Holding — Groner, J.
- The U.S. District Court for the Eastern District of Virginia held that the case should be remanded back to state court.
Rule
- A case cannot be removed from state court to federal court as one arising under the laws of the United States unless the plaintiff's original complaint explicitly asserts such a claim.
Reasoning
- The U.S. District Court reasoned that the jurisdiction of federal courts is determined by the claims made in the plaintiff's original complaint.
- The court found that the plaintiffs did not assert any federal rights or claims in their pleadings, which were focused solely on state law.
- While the defendant argued that the true nature of the case involved interstate commerce, the court noted that such an argument could not establish federal jurisdiction if it was not explicitly stated in the plaintiffs' complaint.
- The court emphasized that the removal of a case based on allegations of fraud regarding jurisdiction must be supported by the plaintiff's original claim, which was not the case here.
- The court referenced prior decisions by the U.S. Supreme Court that established the principle that a case cannot be removed to federal court unless the original complaint clearly indicates that it arises under federal law.
- Given that the plaintiffs sought to resolve their grievances under state law, the court concluded that the proper venue for the case was the state court.
Deep Dive: How the Court Reached Its Decision
Jurisdictional Principles
The court's reasoning centered on the principles governing federal jurisdiction, particularly concerning the removal of cases from state to federal court. The court emphasized that federal jurisdiction is primarily determined by the claims presented in the plaintiff's original complaint. In this case, the plaintiffs did not assert any federal rights or laws; their claims were exclusively grounded in state law, focusing on the common law duty of the defendant as a common carrier. The court noted that even if the facts indicated the involvement of interstate commerce, without the plaintiffs explicitly stating a claim arising under federal law, such jurisdiction could not be established. This foundational rule highlights the importance of the plaintiff's pleadings in determining the proper forum for litigation. The absence of any federal claims in the original complaint meant that the court could not consider the defendant's arguments regarding the true nature of the case as justification for removal. Furthermore, the court referenced established precedents, underscoring that the removal process cannot be based on the defendant's interpretation of the case when the plaintiff's pleadings do not support such a view. Thus, the court was bound to follow the established legal framework regarding jurisdiction.
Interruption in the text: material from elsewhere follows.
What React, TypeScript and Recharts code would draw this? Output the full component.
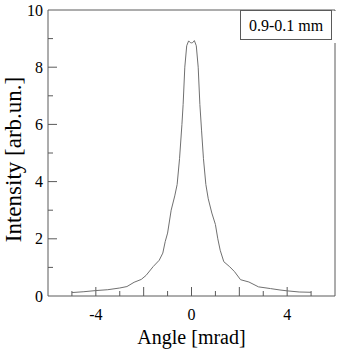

Fraud Allegations and Removal
The defendant attempted to support its removal petition by alleging that the plaintiffs had engaged in fraudulent conduct by intentionally omitting details related to interstate commerce from their pleadings. The court acknowledged the defendant's claims, noting that the plaintiffs' declaration was purposefully crafted to avoid federal jurisdiction. However, the court reiterated that any allegations of fraud concerning jurisdiction must be substantiated by the plaintiff's original pleadings. The court pointed out that while extrinsic evidence, such as affidavits, could sometimes be considered to demonstrate jurisdictional issues, this was not applicable when the essential facts did not appear in the plaintiff's complaint. The court emphasized that the plaintiffs were entitled to frame their claims in a manner that adhered to state law, and any attempt by the defendant to introduce federal jurisdiction through allegations of fraud was insufficient to compel removal. Ultimately, the court concluded that the removal was unwarranted based on the plaintiffs' choice to define their claims solely within the parameters of state law.
Precedent and Legal Authority
In its analysis, the court heavily relied on precedents set by the U.S. Supreme Court to delineate the boundaries of jurisdictional authority in removal cases. It cited various cases, including Chappell v. Waterworth and Walker v. Collins, which established that a case cannot be removed to federal court unless the plaintiff's complaint explicitly asserts a federal claim. The court noted that these precedents reflect a consistent judicial approach that prioritizes the plaintiff's stated claims over the defendant's interpretations or defenses concerning jurisdiction. The court pointed out that even in instances where federal questions were present, the Supreme Court had maintained that jurisdiction could not be established through the defendant's assertions alone. This reliance on precedent underscored the principle that jurisdictional questions must be resolved based on the plaintiff's pleadings, and any attempt to alter that through external claims or evidence would not suffice. Consequently, the court affirmed that the plaintiffs' specific framing of their case was pivotal in determining the appropriate court for adjudication.
Outcome and Conclusion
The court ultimately granted the motion to remand the case back to state court, reinforcing the notion that jurisdiction should be strictly determined by the original pleadings. The court's decision served as a reminder that litigants must carefully articulate their claims to ensure that they are heard in the appropriate forum. By emphasizing adherence to established jurisdictional principles, the court upheld the integrity of the state court system and the rights of the plaintiffs to pursue their claims under state law without being subjected to federal jurisdiction unless explicitly stated. This outcome reaffirmed the legal standard that federal courts cannot assume jurisdiction based on the defendant's arguments when the plaintiff's complaint does not assert such claims. The decision also illustrated the judicial commitment to preserving the balance between state and federal court jurisdictions, ensuring that plaintiffs are not penalized for how they choose to frame their legal actions.